-Qué bárbaro, este Francella.
El televisor de la sala de espera pasaba Casados con hijos y Mariel soltó el comentario. Edgardo acató con una sonrisa y relojeó su Blackberry. Mariel y Edgardo eran perfectos desconocidos y esperaban en el consultorio de un médico al que ambos iban más o menos seguido. Estaban en una cita a ciegas. Unos días antes, al doctor se le había ocurrido que dos de sus pacientes cuajaban, así que les habló a uno del otro, les dio turnos seguidos y los hizo esperar.
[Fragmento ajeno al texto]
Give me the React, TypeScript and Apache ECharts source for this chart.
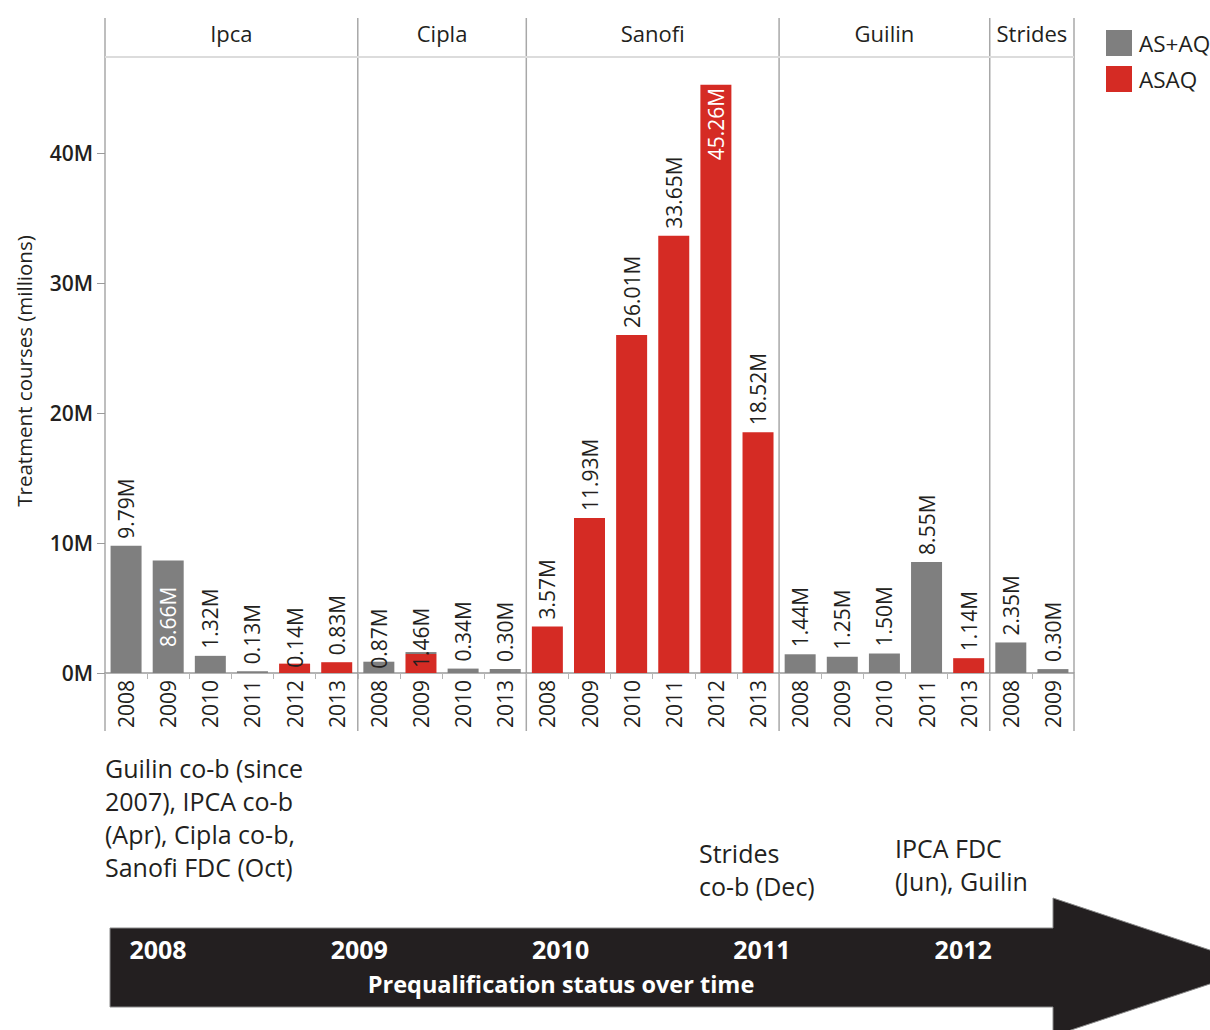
import React, { useEffect, useRef } from 'react';
import * as echarts from 'echarts';

const companies = ['Ipca', 'Cipla', 'Sanofi', 'Guilin', 'Strides'];
const ipcaYears = ['2008', '2009', '2010', '2011', '2012', '2013'];
const ciplaYears = ['2008', '2009', '2010', '2013'];
const sanofiYears = ['2008', '2009', '2010', '2011', '2012', '2013'];
const guilinYears = ['2008', '2009', '2010', '2011', '2013'];
const stridesYears = ['2008', '2009'];
const yearsByCompany = [ipcaYears, ciplaYears, sanofiYears, guilinYears, stridesYears];

// AS+AQ (grey), in category order
const asAqValues = [
  9.79, 8.66, 1.32, 0.13, null, null,
  0.87, 0.15, 0.34, 0.30,
  null, null, null, null, null, null,
  1.44, 1.25, 1.50, 8.55, null,
  2.35, 0.30,
];
// ASAQ (red), in category order
const asaqValues = [
  null, null, null, null, 0.72, 0.83,
  null, 1.46, null, null,
  3.57, 11.93, 26.01, 33.65, 45.26, 18.52,
  null, null, null, null, 1.14,
  null, null,
];
const barLabels = [
  '9.79M', '8.66M', '1.32M', '0.13M', '0.14M', '0.83M',
  '0.87M', '1.46M', '0.34M', '0.30M',
  '3.57M', '11.93M', '26.01M', '33.65M', '45.26M', '18.52M',
  '1.44M', '1.25M', '1.50M', '8.55M', '1.14M',
  '2.35M', '0.30M',
];
const yTicks = [0, 10, 20, 30, 40];
const timelineYears = ['2008', '2009', '2010', '2011', '2012'];
const annotations = [
  'Guilin co-b (since\n2007), IPCA co-b\n(Apr), Cipla co-b,\nSanofi FDC (Oct)',
  'Strides\nco-b (Dec)',
  'IPCA FDC\n(Jun), Guilin',
];

const FONT = '"Open Sans", "Noto Sans", sans-serif';
const INK = '#231f20';
const GREY = '#7f7f7f';
const RED = '#d52b24';

export default function App() {
  const ref = useRef<HTMLDivElement>(null);

  useEffect(() => {
    const chart = echarts.init(ref.current!, null, { renderer: 'svg' });

    const categories: string[] = [];
    companies.forEach((c, ci) => yearsByCompany[ci].forEach((y) => categories.push(c + '|' + y)));

    const gridLeft = 105;
    const gridTop = 57;
    const gridWidth = 969;
    const gridHeight = 616;
    const band = gridWidth / categories.length;

    const bounds: number[] = [gridLeft];
    let acc = 0;
    yearsByCompany.forEach((ys) => {
      acc += ys.length;
      bounds.push(gridLeft + band * acc);
    });

    const labelFor = (i: number) => {
      const base: any = {
        show: true,
        rotate: 90,
        position: 'top',
        align: 'left',
        verticalAlign: 'middle',
        distance: 7,
        fontSize: 21,
        fontFamily: FONT,
        color: INK,
        formatter: barLabels[i],
      };
      const txt = barLabels[i];
      if (txt === '8.66M') Object.assign(base, { position: 'inside', align: 'center', color: '#fff' });
      if (txt === '45.26M') Object.assign(base, { position: 'insideTop', align: 'right', distance: 3, color: '#fff' });
      if (txt === '0.87M') base.distance = -7;
      if (txt === '1.46M') base.distance = -14;
      if (txt === '0.14M') base.distance = -4;
      return base;
    };

    const redData = asaqValues.map((v, i) =>
      v == null ? null : { value: v, label: labelFor(i) }
    );
    const greyData = asAqValues.map((v, i) =>
      v == null
        ? null
        : { value: v, label: asaqValues[i] == null ? labelFor(i) : { show: false } }
    );

    const graphics: any[] = [];
    bounds.forEach((x) =>
      graphics.push({
        type: 'line',
        silent: true,
        shape: { x1: x, y1: 18, x2: x, y2: 731 },
        style: { stroke: '#a8a8a8', lineWidth: 1.5 },
      })
    );
    graphics.push({
      type: 'line',
      silent: true,
      shape: { x1: gridLeft, y1: gridTop, x2: gridLeft + gridWidth, y2: gridTop },
      style: { stroke: '#dcdcdc', lineWidth: 2 },
    });
    companies.forEach((c, i) =>
      graphics.push({
        type: 'text',
        x: (bounds[i] + bounds[i + 1]) / 2,
        y: 33,
        style: { text: c, fontSize: 22, fontFamily: FONT, fill: INK, align: 'center', verticalAlign: 'middle' },
      })
    );
    graphics.push({
      type: 'text',
      x: 24,
      y: 371,
      rotation: Math.PI / 2,
      style: {
        text: 'Treatment courses (millions)',
        fontSize: 20.5,
        fontFamily: FONT,
        fill: INK,
        align: 'center',
        verticalAlign: 'middle',
      },
    });
    // annotations
    const annPos = [
      [105, 751],
      [699, 836],
      [895, 831],
    ];
    annotations.forEach((t, i) =>
      graphics.push({
        type: 'text',
        x: annPos[i][0],
        y: annPos[i][1],
        style: {
          text: t,
          fontSize: 25,
          lineHeight: 33,
          fontFamily: FONT,
          fill: INK,
          align: 'left',
          verticalAlign: 'top',
        },
      })
    );
    // timeline arrow
    graphics.push({
      type: 'polygon',
      silent: true,
      shape: {
        points: [
          [110, 928],
          [1053, 928],
          [1053, 898],
          [1261, 967],
          [1053, 1036],
          [1053, 1007],
          [110, 1007],
        ],
      },
      style: { fill: INK, stroke: '#8a8a8a', lineWidth: 1 },
    });
    timelineYears.forEach((y, i) =>
      graphics.push({
        type: 'text',
        x: 158 + i * 201.3,
        y: 949,
        style: {
          text: y,
          fontSize: 25,
          fontWeight: 'bold',
          fontFamily: FONT,
          fill: '#fff',
          align: 'center',
          verticalAlign: 'middle',
        },
      })
    );
    graphics.push({
      type: 'text',
      x: 561,
      y: 984,
      style: {
        text: 'Prequalification status over time',
        fontSize: 23.5,
        fontWeight: 'bold',
        fontFamily: FONT,
        fill: '#fff',
        align: 'center',
        verticalAlign: 'middle',
      },
    });

    chart.setOption({
      animation: false,
      textStyle: { fontFamily: FONT },
      legend: {
        data: ['AS+AQ', 'ASAQ'],
        orient: 'vertical',
        left: 1101,
        top: 25,
        itemWidth: 26,
        itemHeight: 26,
        itemGap: 10,
        icon: 'rect',
        textStyle: { fontSize: 22.5, color: INK, fontFamily: FONT, padding: [0, 0, 0, 2] },
      },
      grid: { left: gridLeft, top: gridTop, width: gridWidth, height: gridHeight, containLabel: false },
      xAxis: {
        type: 'category',
        data: categories,
        axisLine: { show: true, lineStyle: { color: '#9a9a9a', width: 1.5 } },
        axisTick: { show: true, interval: 0, length: 6, lineStyle: { color: '#b5b5b5' } },
        axisLabel: {
          interval: 0,
          rotate: 90,
          margin: 7,
          fontSize: 21,
          color: INK,
          fontFamily: FONT,
          formatter: (v: string) => v.split('|')[1],
        },
        splitLine: { show: false },
      },
      yAxis: {
        type: 'value',
        min: 0,
        max: 47.4,
        axisLine: { show: false },
        splitLine: { show: false },
        axisTick: { show: true, length: 8, lineStyle: { color: '#9a9a9a' }, customValues: yTicks },
        axisLabel: {
          customValues: yTicks,
          formatter: (v: number) => v + 'M',
          fontSize: 21,
          fontWeight: 600,
          color: INK,
          fontFamily: FONT,
          margin: 12,
        },
      },
      series: [
        {
          name: 'ASAQ',
          type: 'bar',
          stack: 'total',
          barWidth: 31,
          itemStyle: { color: RED },
          data: redData,
        },
        {
          name: 'AS+AQ',
          type: 'bar',
          stack: 'total',
          barWidth: 31,
          itemStyle: { color: GREY },
          data: greyData,
        },
      ],
      graphic: graphics,
    });

    return () => chart.dispose();
  }, []);

  return (
    <div
      ref={ref}
      style={{ position: 'absolute', left: 0, top: 0, width: 1210, height: 1030, background: '#fff' }}
    />
  );
}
Los hizo esperar mucho.
-¡Jjajaja! –se reía Mariel, atenta a su circunstancia.
-No puedo creerlo –arrancó Edgardo.
-Es raro, sí.
-Pero bueno, hay que hacerse cargo. ¿Te puedo llamar?
Un par de días después la llamó y la invitó a salir. Fueron a un bar. Y después a otro. Charlaron cómodos, la pasaron bien. A las 5.30 estaban estacionados frente al departamento de ella.
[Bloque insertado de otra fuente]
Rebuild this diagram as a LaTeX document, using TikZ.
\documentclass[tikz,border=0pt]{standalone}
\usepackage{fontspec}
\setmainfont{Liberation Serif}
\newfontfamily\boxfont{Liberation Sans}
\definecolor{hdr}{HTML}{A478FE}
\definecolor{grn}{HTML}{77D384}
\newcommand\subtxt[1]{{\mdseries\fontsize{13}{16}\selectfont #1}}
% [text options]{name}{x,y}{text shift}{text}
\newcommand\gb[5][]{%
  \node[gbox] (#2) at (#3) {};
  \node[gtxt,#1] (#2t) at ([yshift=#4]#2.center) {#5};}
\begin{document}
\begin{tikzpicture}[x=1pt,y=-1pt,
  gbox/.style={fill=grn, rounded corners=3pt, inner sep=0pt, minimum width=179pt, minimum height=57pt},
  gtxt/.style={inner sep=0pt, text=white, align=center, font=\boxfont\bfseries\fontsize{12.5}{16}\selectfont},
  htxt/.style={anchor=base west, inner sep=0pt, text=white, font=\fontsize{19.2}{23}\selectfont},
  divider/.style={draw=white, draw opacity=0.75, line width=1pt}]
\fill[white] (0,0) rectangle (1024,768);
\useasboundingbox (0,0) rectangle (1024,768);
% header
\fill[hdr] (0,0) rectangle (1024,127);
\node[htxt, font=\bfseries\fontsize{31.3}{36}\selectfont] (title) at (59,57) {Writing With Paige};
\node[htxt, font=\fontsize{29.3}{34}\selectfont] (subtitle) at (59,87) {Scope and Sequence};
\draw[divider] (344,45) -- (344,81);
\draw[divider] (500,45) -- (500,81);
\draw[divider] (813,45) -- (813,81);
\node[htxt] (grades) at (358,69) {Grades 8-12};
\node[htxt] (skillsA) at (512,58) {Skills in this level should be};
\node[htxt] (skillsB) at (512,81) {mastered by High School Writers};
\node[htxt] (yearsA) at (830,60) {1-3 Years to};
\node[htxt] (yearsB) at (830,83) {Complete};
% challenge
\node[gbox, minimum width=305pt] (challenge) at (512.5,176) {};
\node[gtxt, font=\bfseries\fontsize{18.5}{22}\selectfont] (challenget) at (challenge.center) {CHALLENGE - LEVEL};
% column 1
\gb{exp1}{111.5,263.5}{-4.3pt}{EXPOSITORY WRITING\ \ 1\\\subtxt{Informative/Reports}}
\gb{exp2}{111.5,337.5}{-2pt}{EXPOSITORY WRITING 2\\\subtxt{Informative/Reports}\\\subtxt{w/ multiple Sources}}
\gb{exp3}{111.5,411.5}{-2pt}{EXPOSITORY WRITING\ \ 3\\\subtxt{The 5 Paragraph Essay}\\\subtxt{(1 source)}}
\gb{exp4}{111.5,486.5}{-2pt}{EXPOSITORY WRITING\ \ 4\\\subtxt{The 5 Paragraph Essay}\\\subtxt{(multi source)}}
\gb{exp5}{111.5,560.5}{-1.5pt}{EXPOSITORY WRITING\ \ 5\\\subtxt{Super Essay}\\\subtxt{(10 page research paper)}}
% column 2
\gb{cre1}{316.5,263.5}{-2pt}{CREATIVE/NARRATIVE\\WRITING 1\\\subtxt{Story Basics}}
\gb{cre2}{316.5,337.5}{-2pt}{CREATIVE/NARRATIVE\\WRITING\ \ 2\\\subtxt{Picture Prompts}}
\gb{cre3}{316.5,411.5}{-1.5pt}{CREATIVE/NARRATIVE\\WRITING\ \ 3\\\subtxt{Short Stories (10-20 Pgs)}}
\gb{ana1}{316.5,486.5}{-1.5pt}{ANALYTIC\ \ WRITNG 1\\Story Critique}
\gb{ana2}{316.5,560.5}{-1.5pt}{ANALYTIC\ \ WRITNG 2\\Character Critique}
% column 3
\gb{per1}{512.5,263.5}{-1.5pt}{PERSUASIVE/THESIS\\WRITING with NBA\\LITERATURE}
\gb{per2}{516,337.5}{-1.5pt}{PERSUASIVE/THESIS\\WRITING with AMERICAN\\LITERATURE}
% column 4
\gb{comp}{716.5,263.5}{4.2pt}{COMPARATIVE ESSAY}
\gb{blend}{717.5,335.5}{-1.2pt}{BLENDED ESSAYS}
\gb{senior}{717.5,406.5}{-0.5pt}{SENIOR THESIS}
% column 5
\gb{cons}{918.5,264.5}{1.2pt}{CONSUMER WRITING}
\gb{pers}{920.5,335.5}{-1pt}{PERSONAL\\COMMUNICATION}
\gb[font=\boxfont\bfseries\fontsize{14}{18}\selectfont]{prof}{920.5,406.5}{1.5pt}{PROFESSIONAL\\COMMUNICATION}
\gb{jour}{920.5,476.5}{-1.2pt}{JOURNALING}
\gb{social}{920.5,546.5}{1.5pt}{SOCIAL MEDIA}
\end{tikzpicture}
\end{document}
-¿Vamos a otro lado? –preguntó él.
-¿A esta hora? No creo que haya muchos lugares abiertos.
Edgardo pasó y besó. E hicieron la cochinada, sí.
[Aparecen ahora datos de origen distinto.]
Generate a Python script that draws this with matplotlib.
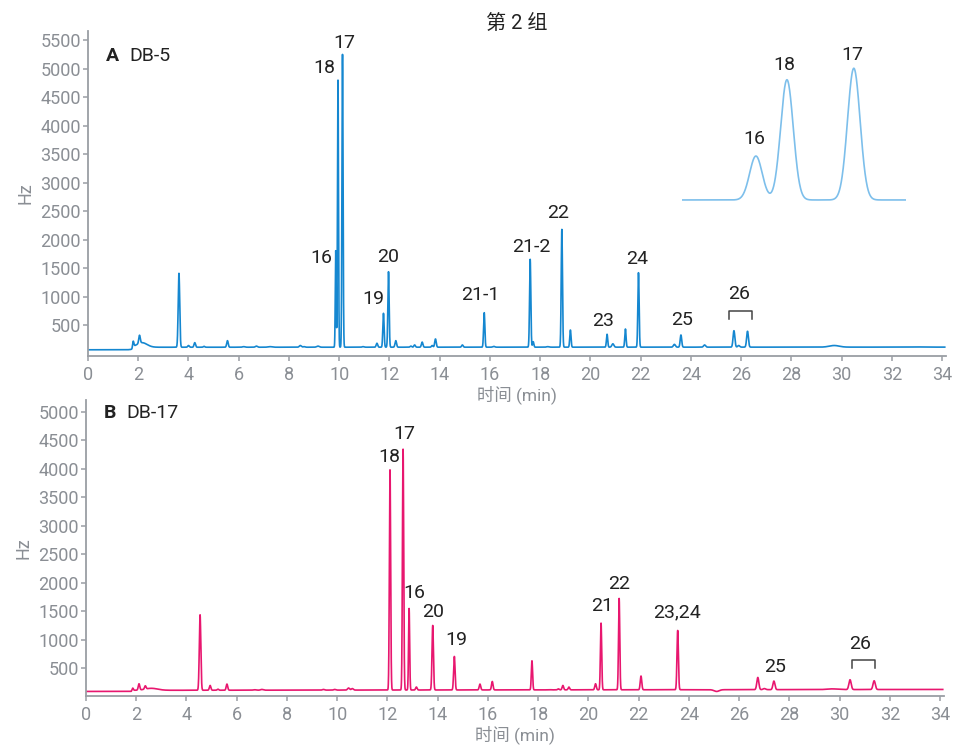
import numpy as np
import matplotlib
matplotlib.use('Agg')
import matplotlib.pyplot as plt

plt.rcParams['font.family'] = ['Roboto', 'Noto Sans CJK SC', 'DejaVu Sans']

# ---- panel A: DB-5 (retention time min, peak top Hz, sigma min)
a_times = [1.80, 2.05, 2.15, 3.62, 4.00, 4.25, 4.62, 5.55, 6.20, 6.70, 7.25, 8.45, 8.60, 9.15,
           9.86, 9.95, 10.13, 10.95, 11.50, 11.76, 11.96, 12.25, 12.85, 13.00, 13.30, 13.70,
           13.83, 14.90, 15.77, 16.15, 17.60, 17.72, 18.30, 18.86, 19.20, 20.66, 20.89, 21.39,
           21.91, 23.34, 23.60, 24.54, 25.71, 25.90, 26.25, 29.70, 33.00]
a_tops = [200, 250, 190, 1407, 140, 190, 125, 225, 120, 130, 120, 140, 120, 130,
          1804, 4798, 5249, 120, 180, 705, 1435, 225, 130, 150, 200, 140,
          255, 150, 716, 125, 1653, 207, 120, 2178, 412, 337, 170, 430,
          1418, 160, 325, 150, 400, 140, 390, 140, 115]
a_sigma = [0.025, 0.03, 0.2, 0.03, 0.03, 0.03, 0.03, 0.03, 0.05, 0.04, 0.08, 0.04, 0.04, 0.05,
           0.018, 0.02, 0.022, 0.04, 0.03, 0.025, 0.025, 0.03, 0.03, 0.03, 0.03, 0.03,
           0.03, 0.03, 0.025, 0.04, 0.025, 0.025, 0.05, 0.025, 0.025, 0.025, 0.04, 0.025,
           0.025, 0.04, 0.03, 0.04, 0.035, 0.04, 0.035, 0.2, 0.2]
a_base_t = [0, 1.75, 1.80, 34.1]
a_base_v = [65, 65, 110, 112]
a_labels = ['17', '18', '16', '20', '19', '21-1', '21-2', '22', '23', '24', '25', '26']
a_lab_x = [10.19, 9.42, 9.29, 11.94, 11.35, 15.63, 17.66, 18.70, 20.52, 21.84, 23.64, 25.90]
a_lab_y = [5442, 5014, 1681, 1698, 951, 1026, 1874, 2460, 575, 1652, 588, 1039]
a_bracket = [25.50, 26.41, 750, 605]   # x0, x1, top, leg end

# inset (zoom of peaks 16/18/17)
ins_times = [9.86, 9.97, 10.207]
ins_tops = [1804, 4798, 5249]
ins_labels = ['16', '18', '17']
ins_lab_x = [9.853, 9.961, 10.202]
ins_lab_y = [2461, 5377, 5769]

# ---- panel B: DB-17
b_times = [1.86, 2.11, 2.36, 2.60, 4.54, 4.94, 5.25, 5.61, 6.70, 7.00, 9.45, 9.90, 10.45, 10.60,
           12.10, 12.62, 12.86, 13.15, 13.80, 14.66, 15.68, 16.17, 17.75, 18.50, 18.80, 18.98,
           19.22, 20.28, 20.50, 21.22, 22.09, 23.55, 25.10, 26.74, 27.00, 27.38, 29.70, 30.41, 31.37]
b_tops = [148, 219, 167, 145, 1435, 195, 130, 219, 120, 125, 125, 125, 150, 140,
          3979, 4342, 1546, 167, 1248, 704, 219, 265, 628, 120, 135, 195,
          167, 225, 1289, 1722, 360, 1160, 90, 335, 140, 272, 135, 295, 277]
b_sigma = [0.025, 0.03, 0.03, 0.25, 0.03, 0.03, 0.03, 0.03, 0.05, 0.05, 0.04, 0.04, 0.04, 0.04,
           0.025, 0.025, 0.022, 0.03, 0.028, 0.028, 0.03, 0.03, 0.025, 0.03, 0.03, 0.03,
           0.03, 0.03, 0.025, 0.025, 0.03, 0.028, 0.1, 0.04, 0.05, 0.04, 0.2, 0.045, 0.045]
b_base_t = [0, 1.80, 1.85, 34.1]
b_base_v = [90, 90, 110, 125]
b_labels = ['17', '18', '16', '20', '19', '21', '22', '23,24', '25', '26']
b_lab_x = [12.67, 12.06, 13.06, 13.83, 14.72, 20.55, 21.22, 23.54, 27.43, 30.81]
b_lab_y = [4605, 4212, 1816, 1482, 996, 1581, 1974, 1482, 518, 921]
b_bracket = [30.48, 31.41, 646, 500]

BLUE = '#1587d0'
PINK = '#e8176f'
LIGHT = '#7dbfeb'
GRAY = '#8a8e94'
TXT = '#222222'
LAB = 14


def trace(t, base_t, base_v, times, tops, sigmas):
    base = np.interp(t, base_t, base_v)
    y = base.copy()
    for tc, top, s in zip(times, tops, sigmas):
        h = top - np.interp(tc, base_t, base_v)
        y += h * np.exp(-(t - tc) ** 2 / (2 * s ** 2))
    return y


def style(ax, ymax, ylim):
    ax.patch.set_visible(False)
    for s in ['top', 'right']:
        ax.spines[s].set_visible(False)
    for s in ['left', 'bottom']:
        ax.spines[s].set_color('#9a9ea4')
        ax.spines[s].set_linewidth(1.3)
    ax.set_xlim(0, 34.15)
    ax.set_ylim(*ylim)
    ax.set_xticks(np.arange(0, 35, 2))
    ax.set_yticks(np.arange(500, ymax + 1, 500))
    ax.tick_params(colors='#9a9ea4', labelcolor=GRAY, labelsize=13, length=3.5, width=1.1)
    ax.tick_params(axis='y', pad=1.5)
    ax.set_xlabel('时间 (min)', color=GRAY, fontsize=12.5, labelpad=1)
    ax.set_ylabel('Hz', color=GRAY, fontsize=13, labelpad=4)


def bracket(ax, b):
    x0, x1, top, low = b
    ax.plot([x0, x0, x1, x1], [low, top, top, low], color='#444444', lw=1.1)


fig = plt.figure(figsize=(9.56, 7.47), dpi=100)
t = np.linspace(0, 34.1, 13641)

# panel B first so panel A's x label sits above it
ax2 = fig.add_axes([86 / 956, 1 - 696 / 747, 858 / 956, 296 / 747])
yb = trace(t, b_base_t, b_base_v, b_times, b_tops, b_sigma)
ax2.plot(t, yb, color=PINK, lw=1.2)
style(ax2, 5000, (10, 5205))
for lab, x, y in zip(b_labels, b_lab_x, b_lab_y):
    ax2.text(x, y, lab, ha='center', va='center', fontsize=LAB, color=TXT)
bracket(ax2, b_bracket)
ax2.text(0.028, 0.955, 'B', transform=ax2.transAxes, ha='center', va='center',
         fontsize=LAB, fontweight='bold', color=TXT)
ax2.text(0.047, 0.955, 'DB-17', transform=ax2.transAxes, ha='left', va='center',
         fontsize=LAB, color=TXT)

# panel A
ax1 = fig.add_axes([88 / 956, 1 - 356 / 747, 858 / 956, 325 / 747])
ya = trace(t, a_base_t, a_base_v, a_times, a_tops, a_sigma)
ax1.plot(t, ya, color=BLUE, lw=1.2)
style(ax1, 5500, (-44, 5660))
for lab, x, y in zip(a_labels, a_lab_x, a_lab_y):
    ax1.text(x, y, lab, ha='center', va='center', fontsize=LAB, color=TXT)
bracket(ax1, a_bracket)
ax1.text(0.029, 0.924, 'A', transform=ax1.transAxes, ha='center', va='center',
         fontsize=LAB, fontweight='bold', color=TXT)
ax1.text(0.048, 0.924, 'DB-5', transform=ax1.transAxes, ha='left', va='center',
         fontsize=LAB, color=TXT)

# inset
ins = fig.add_axes([682 / 956, 1 - 202 / 747, 224 / 956, 142.7 / 747])
ti = np.linspace(9.598, 10.392, 800)
yi = trace(ti, [9.5, 10.5], [80, 80], ins_times, ins_tops, [0.0223] * 3)
ins.plot(ti, yi, color=LIGHT, lw=1.2)
ins.set_xlim(9.598, 10.392)
ins.set_ylim(0, 5600)
ins.axis('off')
for lab, x, y in zip(ins_labels, ins_lab_x, ins_lab_y):
    ins.text(x, y, lab, ha='center', va='center', fontsize=LAB, color=TXT)

fig.text(517 / 956, 1 - 23 / 747, '第 2 组', ha='center', va='center', fontsize=14.5, color=TXT)

fig.savefig('out.png', dpi=100)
El otro día cené con Mariel y otras amigas en un restaurante. Esperábamos la entrada cuando a ella le sonó el teléfono. Era Edgardo. Hablaron muy amablemente: que cómo te fue, que qué bárbaro este médico, que qué bien la pasamos, que te llamo en estos días. Mariel estaba colorada y se hiperventilaba con las manos. Como toda amiga de bien, contó detalles de la charla en la sala de espera, del aspecto y forma de ser de Edgardo. Y terminó:
-Recién por teléfono dijo “tenía ganas de escucharte”. Un poco fuerte, ¿no?